According to Adkins, the new program offers three pathways — engineering, computer science and heavy equipment — for any student who will be in 9th-12th grade for the 2020-2021 school year.

Health service courses also will be available to juniors an seniors, Adkins said.

Crase is a veteran high school math teacher. She began her career at Betsy Layne High School and taught there until moving to Floyd Central High School when it opened in 2017.

Crase has worked as a curriculum lead at the school and district levels. She’s mentored new teachers, coached multiple sports, including being the head volleyball coach for more than a decade. Crase has received grants for innovative instructional projects and is a STEM leader in the region, Adkins said.

“Students always ask ‘why do I need to know this?’ It was difficult as a math teacher to find the time to show them the ‘why behind every standard. But with this school – this is the ‘why.’ Students can come to FCSI and dive deep into the content that’s related to the field they love,” Crase said of the new position.

“We will see students who may not have found traditional school to be a
good fit become inspired and begin to love learning again. That’s why our School of Innovation is so amazing and why I wanted this position.
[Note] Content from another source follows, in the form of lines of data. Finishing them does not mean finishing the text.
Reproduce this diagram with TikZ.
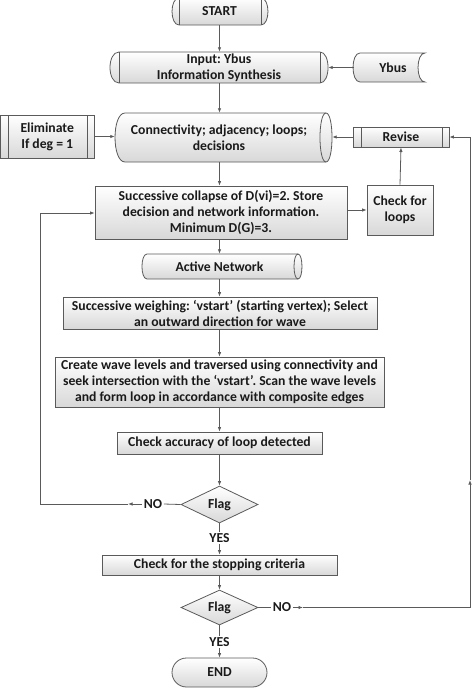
\documentclass[tikz,border=0pt]{standalone}
\usepackage{fontspec}
\setmainfont{Carlito}
\usetikzlibrary{arrows.meta,shapes.geometric}
\definecolor{lc}{HTML}{5A5A5A}
\definecolor{fc}{HTML}{D8D8D8}
\definecolor{tc}{HTML}{1A1A1A}
\frenchspacing
\begin{document}
\begin{tikzpicture}[x=1pt,y=-1pt,
  font=\fontsize{13.7}{16}\selectfont\bfseries, text=tc,
  box/.style={draw=lc, line width=0.8pt, top color=white, bottom color=fc, align=center, inner sep=0pt},
  plain/.style={align=center, inner sep=0pt},
  shp/.style={draw=lc, line width=0.8pt, top color=white, bottom color=fc},
  ln/.style={draw=lc, line width=0.8pt},
  conn/.style={draw=lc, line width=0.8pt, -{Latex[length=4.5pt,width=3.5pt]}},
  decision/.style={diamond, draw=lc, line width=0.8pt, top color=white, bottom color=fc, inner sep=0pt, minimum width=77pt, minimum height=37pt},
  lbl/.style={inner sep=1.5pt, fill=white}]
\useasboundingbox (0,0) rectangle (474,688);
\coordinate (axis) at (219.5,0);

% START
\path[shp] (179,-2) -- (261,-2) .. controls (270.3,-2) and (270.3,25) .. (261,25) -- (179,25) .. controls (169.7,25) and (169.7,-2) .. (179,-2) -- cycle;
\draw[ln] (179,-2) -- (179,25) (261,-2) -- (261,25);
\node[plain, minimum width=96pt, minimum height=27pt] (start) at (219.5,11.5) {START};

% Input
\path[shp] (119,52) -- (320,52) .. controls (330.7,52) and (330.7,83) .. (320,83) -- (119,83) .. controls (107,83) and (107,52) .. (119,52) -- cycle;
\draw[ln] (119,52) -- (119,83) (320,52) -- (320,83);
\node[plain, minimum width=218pt, minimum height=31pt] (input) at (219,67.5) {Input: Ybus\\Information Synthesis};

% Ybus
\path[shp] (360,53) -- (425,53) .. controls (415.7,53) and (415.7,82) .. (425,82) -- (360,82) .. controls (350.7,82) and (350.7,53) .. (360,53) -- cycle;
\node[plain, minimum width=72pt, minimum height=29pt] (ybus) at (390,67.5) {\hspace*{6pt}Ybus};

% Connectivity (horizontal cylinder)
\path[shp] (125,113) -- (326,113) .. controls (334,113) and (334,162) .. (326,162) -- (125,162) .. controls (111.7,162) and (111.7,113) .. (125,113) -- cycle;
\draw[ln] (326,113) .. controls (318,113) and (318,162) .. (326,162);
\node[plain, minimum width=217pt, minimum height=49pt] (conn) at (223.5,137.5) {};
\node[plain] (conntext) at (219,137.5) {Connectivity; adjacency; loops;\\decisions};

% Eliminate
\node[box, minimum width=93.5pt, minimum height=43pt] (elim) at (47.25,136.5) {Eliminate\\If deg = 1};
\draw[ln] (8,115) -- (8,158) (87,115) -- (87,158);

% Revise
\node[box, minimum width=96pt, minimum height=20pt] (revise) at (401,137) {Revise};
\draw[ln] (361,127) -- (361,147) (442,127) -- (442,147);

% Collapse
\node[box, minimum width=252pt, minimum height=53pt] (collapse) at (221,212.5) {Successive collapse of D(vi)=2. Store\\decision and network information.\\Minimum D(G)=3.};

% Check for loops
\node[box, minimum width=66pt, minimum height=50pt] (check) at (400,210) {Check for\\loops};

% Active Network
\path[shp] (147,254) -- (298,254) .. controls (303.3,254) and (303.3,279) .. (298,279) -- (147,279) .. controls (140.3,279) and (140.3,254) .. (147,254) -- cycle;
\draw[ln] (298,254) .. controls (292.7,254) and (292.7,279) .. (298,279);
\node[plain, minimum width=160pt, minimum height=25pt] (active) at (219.5,266.5) {Active Network};

% Weighing
\node[box, minimum width=314pt, minimum height=32pt] (weigh) at (220,313) {Successive weighing: ‘vstart’ (starting vertex); Select\\an outward direction for wave};

% Wave
\node[box, minimum width=329pt, minimum height=50pt] (wave) at (219.5,382) {Create wave levels and traversed using connectivity and\\seek intersection with the ‘vstart’. Scan the wave levels\\and form loop in accordance with composite edges};

% Accuracy
\node[box, minimum width=205pt, minimum height=22pt] (acc) at (219.5,443) {Check accuracy of loop detected};

% Flag 1
\node[decision] (flag1) at (219.5,504.5) {Flag};
\node[lbl] (yes1) at (219.5,538) {YES};
\node[lbl] (no1) at (153,504) {NO};

% Stop
\node[box, minimum width=235pt, minimum height=20pt] (stop) at (219.5,565) {Check for the stopping criteria};

% Flag 2
\node[decision, minimum height=35pt] (flag2) at (219.5,607.5) {Flag};
\node[lbl] (yes2) at (219.5,642) {YES};
\node[lbl] (no2) at (282,607.5) {NO};

% END
\node[box, rounded corners=14.5pt, minimum width=95pt, minimum height=29pt] (end) at (219.5,672.5) {END};

% connectors
\draw[conn] (start.south -| axis) -- (input.north -| axis);
\draw[conn] (input.south -| axis) -- (conn.north -| axis);
\draw[conn] (ybus.west) -- (input.east);
\draw[conn] (elim.east) -- (conn.west |- elim.east);
\draw[conn] (revise.west) -- (conn.east |- revise.west);
\draw[conn] (conn.south -| axis) -- (collapse.north -| axis);
\draw[conn] (collapse.east |- check.west) -- (check.west);
\draw[conn] (check.north) -- (revise.south);
\draw[conn] (collapse.south -| axis) -- (active.north -| axis);
\draw[conn] (active.south -| axis) -- (weigh.north -| axis);
\draw[conn] (weigh.south -| axis) -- (wave.north -| axis);
\draw[conn] (wave.south -| axis) -- (acc.north -| axis);
\draw[conn] (acc.south) -- (flag1.north);
\draw[ln] (flag1.south) -- (yes1.north);
\draw[conn] (yes1.south) -- (stop.north);
\draw[conn] (stop.south) -- (flag2.north);
\draw[ln] (flag2.south) -- (yes2.north);
\draw[conn] (yes2.south) -- (end.north);

% left loop
\coordinate (la) at (128,504);
\coordinate (lc) at (40,504);
\draw[ln] (flag1.west) -- (no1.east);
\draw[conn] (no1.west) -- (la);
\draw[conn] (la) -- (lc) |- (collapse.west |- 0,213);

% right loop
\coordinate (ra) at (303,607.5);
\coordinate (rc) at (470,607.5);
\coordinate (ru) at (470,480);
\draw[ln] (flag2.east) -- (no2.west);
\draw[conn] (no2.east) -- (ra);
\draw[conn] (ra) -- (rc) -- (ru);
\draw[conn] (ru) |- (revise.east);
\end{tikzpicture}
\end{document}
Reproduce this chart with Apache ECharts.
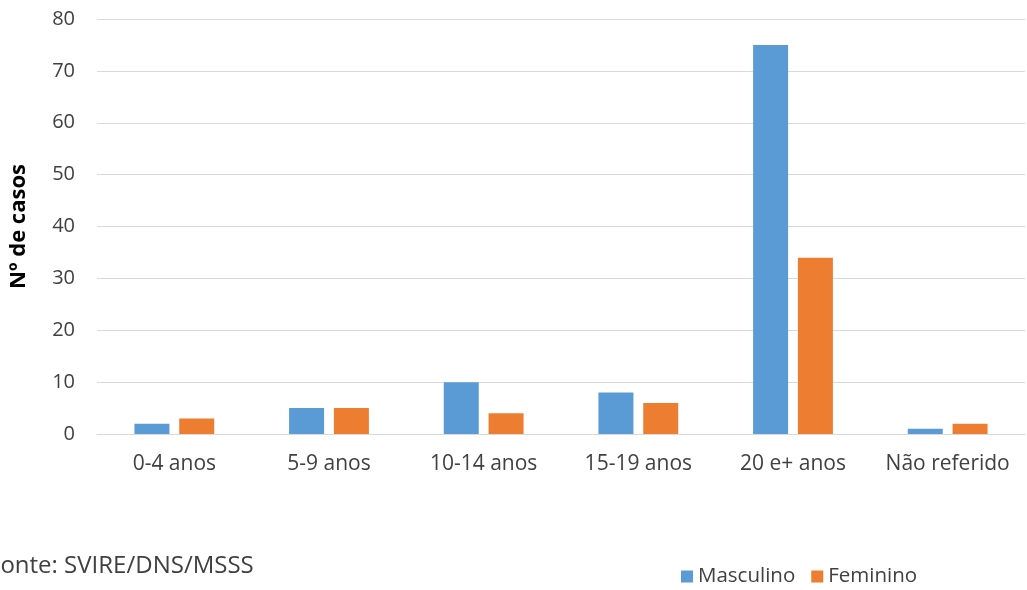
<!DOCTYPE html>
<html>
<head>
<meta charset="utf-8">
<script src="https://cdn.jsdelivr.net/npm/echarts@6/dist/echarts.min.js"></script>
<style>html,body{margin:0;padding:0;background:#fff}#c{width:1027px;height:590px}</style>
</head>
<body>
<div id="c"></div>
<script>
const categories = ['0-4 anos', '5-9 anos', '10-14 anos', '15-19 anos', '20 e+ anos', 'Não referido'];
const masculino = [2, 5, 10, 8, 75, 1];
const feminino = [3, 5, 4, 6, 34, 2];
const yTicks = { min: 0, max: 80, interval: 10 };

const chart = echarts.init(document.getElementById('c'), null, { renderer: 'canvas' });
const font = '"Open Sans", "Liberation Sans", sans-serif';
chart.setOption({
  animation: false,
  textStyle: { fontFamily: font },
  grid: { left: 93, right: 2, top: 19, bottom: 156 },
  legend: {
    left: 676, top: 561,
    itemWidth: 12, itemHeight: 12, itemGap: 16,
    icon: 'rect',
    textStyle: { fontSize: 20.5, color: '#404040', fontFamily: font },
    data: ['Masculino', 'Feminino']
  },
  graphic: [{
    type: 'text', left: -12, top: 554,
    style: { text: 'Fonte: SVIRE/DNS/MSSS', fontSize: 24, fill: '#404040', fontFamily: font }
  }],
  xAxis: {
    type: 'category', data: categories,
    axisLine: { show: true, lineStyle: { color: '#d9d9d9', width: 1 } },
    axisTick: { show: false },
    axisLabel: { fontSize: 21, color: '#404040', margin: 20, interval: 0, hideOverlap: false }
  },
  yAxis: {
    type: 'value', min: yTicks.min, max: yTicks.max, interval: yTicks.interval,
    name: 'Nº de casos', nameLocation: 'middle', nameGap: 67,
    nameTextStyle: { fontSize: 22, fontWeight: 'bold', color: '#000' },
    axisLine: { show: false }, axisTick: { show: false },
    axisLabel: { fontSize: 20, color: '#404040', margin: 22 },
    splitLine: { lineStyle: { color: '#d9d9d9', width: 1 } }
  },
  series: [
    { name: 'Masculino', type: 'bar', data: masculino, barWidth: 35, barGap: '28%', itemStyle: { color: '#5b9bd5' } },
    { name: 'Feminino', type: 'bar', data: feminino, barWidth: 35, barGap: '28%', itemStyle: { color: '#ed7d31' } }
  ]
});
</script>
</body>
</html>
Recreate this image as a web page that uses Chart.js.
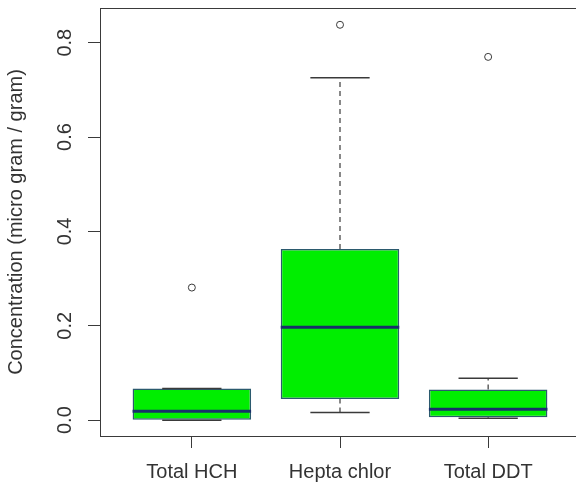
<!DOCTYPE html>
<html>
<head>
<meta charset="utf-8">
<script src="https://cdn.jsdelivr.net/npm/chart.js@4"></script>
<style>
  html, body { margin: 0; padding: 0; background: #ffffff; overflow: hidden; width: 576px; height: 484px; }
  #boxChart { display: block; }
</style>
</head>
<body>
<!-- o quadro do gráfico original continua um pouco além da borda direita -->
<canvas id="boxChart" width="585" height="484"></canvas>
<script>
// Valores (box plot por grupo)
const categories = ['Total HCH', 'Hepta chlor', 'Total DDT'];
const categoryPositions = [1, 2, 3];
const lowerWhisker = [0.0, 0.016, 0.004];
const q1Values = [0.0, 0.045, 0.006];
const medianValues = [0.019, 0.197, 0.023];
const q3Values = [0.067, 0.363, 0.065];
const upperWhisker = [0.067, 0.726, 0.089];
const outlierValues = [[0.281], [0.838], [0.770]];
const yTickValues = [0.0, 0.2, 0.4, 0.6, 0.8];

const BOX_HALF = 0.4;
const CAP_HALF = 0.2;
const lineColor = '#3a3a3a';
const textColor = '#333333';
const fontFamily = 'Liberation Sans, Arial, sans-serif';

// Segmentos separados por pontos nulos
function segments(builder) {
  const pts = [];
  categoryPositions.forEach((x, i) => {
    builder(x, i).forEach(seg => {
      pts.push(seg[0], seg[1], { x: x, y: null });
    });
  });
  return pts;
}

const whiskerStems = segments((x, i) => [
  [{ x: x, y: q3Values[i] }, { x: x, y: upperWhisker[i] }],
  [{ x: x, y: lowerWhisker[i] }, { x: x, y: q1Values[i] }]
]);
const whiskerCaps = segments((x, i) => [
  [{ x: x - CAP_HALF, y: upperWhisker[i] }, { x: x + CAP_HALF, y: upperWhisker[i] }],
  [{ x: x - CAP_HALF, y: lowerWhisker[i] }, { x: x + CAP_HALF, y: lowerWhisker[i] }]
]);
const medianLines = segments((x, i) => [
  [{ x: x - BOX_HALF, y: medianValues[i] }, { x: x + BOX_HALF, y: medianValues[i] }]
]);
const outlierPoints = [];
categoryPositions.forEach((x, i) => {
  outlierValues[i].forEach(v => outlierPoints.push({ x: x, y: v }));
});

// Sem preenchimento extra das escalas
function zeroPadding(axis) {
  axis.paddingTop = 0;
  axis.paddingBottom = 0;
  axis.paddingLeft = 0;
  axis.paddingRight = 0;
}

// Moldura superior do gráfico (estilo R)
const framePlugin = {
  id: 'frame',
  afterDraw(chart) {
    const { ctx, chartArea } = chart;
    ctx.save();
    ctx.strokeStyle = lineColor;
    ctx.lineWidth = 1;
    ctx.beginPath();
    ctx.moveTo(chartArea.left, chartArea.top + 0.5);
    ctx.lineTo(chartArea.right, chartArea.top + 0.5);
    ctx.stroke();
    ctx.restore();
  }
};

const ctx = document.getElementById('boxChart');
new Chart(ctx, {
  data: {
    datasets: [
      {
        type: 'bar',
        data: categoryPositions.map((x, i) => ({ x: x, y: [q1Values[i], q3Values[i]] })),
        backgroundColor: '#00ee00',
        borderColor: '#2b5a6e',
        borderWidth: 1.5,
        borderSkipped: false,
        categoryPercentage: 1.0,
        barPercentage: 0.8,
        order: 3
      },
      {
        type: 'scatter',
        data: whiskerStems,
        showLine: true,
        spanGaps: false,
        borderColor: lineColor,
        borderWidth: 1.2,
        borderDash: [5, 4],
        pointRadius: 0,
        order: 4
      },
      {
        type: 'scatter',
        data: whiskerCaps,
        showLine: true,
        spanGaps: false,
        borderColor: lineColor,
        borderWidth: 1.5,
        pointRadius: 0,
        order: 2
      },
      {
        type: 'scatter',
        data: medianLines,
        showLine: true,
        spanGaps: false,
        borderColor: '#18306a',
        borderWidth: 3,
        pointRadius: 0,
        order: 1
      },
      {
        type: 'scatter',
        data: outlierPoints,
        pointRadius: 3.5,
        pointStyle: 'circle',
        backgroundColor: 'rgba(255,255,255,0)',
        borderColor: lineColor,
        borderWidth: 1,
        order: 0
      }
    ]
  },
  options: {
    responsive: false,
    animation: false,
    layout: { padding: { top: 8, right: 0, left: 0, bottom: 0 } },
    plugins: {
      legend: { display: false },
      tooltip: { enabled: false }
    },
    scales: {
      x: {
        type: 'linear',
        position: 'bottom',
        offset: false,
        min: 0.38,
        max: 3.62,
        afterBuildTicks: axis => { axis.ticks = categoryPositions.map(v => ({ value: v })); },
        afterFit: axis => { axis.height = 48; zeroPadding(axis); },
        ticks: {
          autoSkip: false,
          maxRotation: 0,
          padding: 12,
          color: textColor,
          font: { family: fontFamily, size: 20 },
          callback: v => categories[categoryPositions.indexOf(v)] || ''
        },
        grid: { offset: false, drawOnChartArea: false, drawTicks: true, tickLength: 12, color: lineColor },
        border: { display: true, color: lineColor, width: 1 }
      },
      y: {
        type: 'linear',
        min: -0.0336,
        max: 0.8736,
        afterBuildTicks: axis => { axis.ticks = yTickValues.map(v => ({ value: v })); },
        afterFit: axis => { axis.width = 100; zeroPadding(axis); },
        ticks: {
          minRotation: 90,
          maxRotation: 90,
          crossAlign: 'center',
          padding: 9,
          color: textColor,
          font: { family: fontFamily, size: 20 },
          callback: v => Number(v).toFixed(1)
        },
        grid: { drawOnChartArea: false, drawTicks: true, tickLength: 12, color: lineColor },
        border: { display: true, color: lineColor, width: 1 },
        title: {
          display: true,
          text: 'Concentration (micro gram / gram)',
          color: textColor,
          font: { family: fontFamily, size: 20 },
          padding: { top: 4, bottom: 0 }
        }
      }
    }
  },
  plugins: [framePlugin]
});
</script>
</body>
</html>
I want students to love coming to school, to learn material relevant to their
future, and to begin to understand the ‘why’ behind all the other subjects.

“I’m excited for us to help students understand the importance of learning various subjects and how each of those subjects play a part in careers,” Crase continued.

“We had an idea for a STEM academy but what the Floyd County School of
Innovation is going to be far exceeds our original thoughts. In the future, we will announce partnerships with universities, businesses and community members that will show the extent of the capabilities of this school,” Adkins said. ‘We can’t wait to see how this school will impact students’ lives and our region.”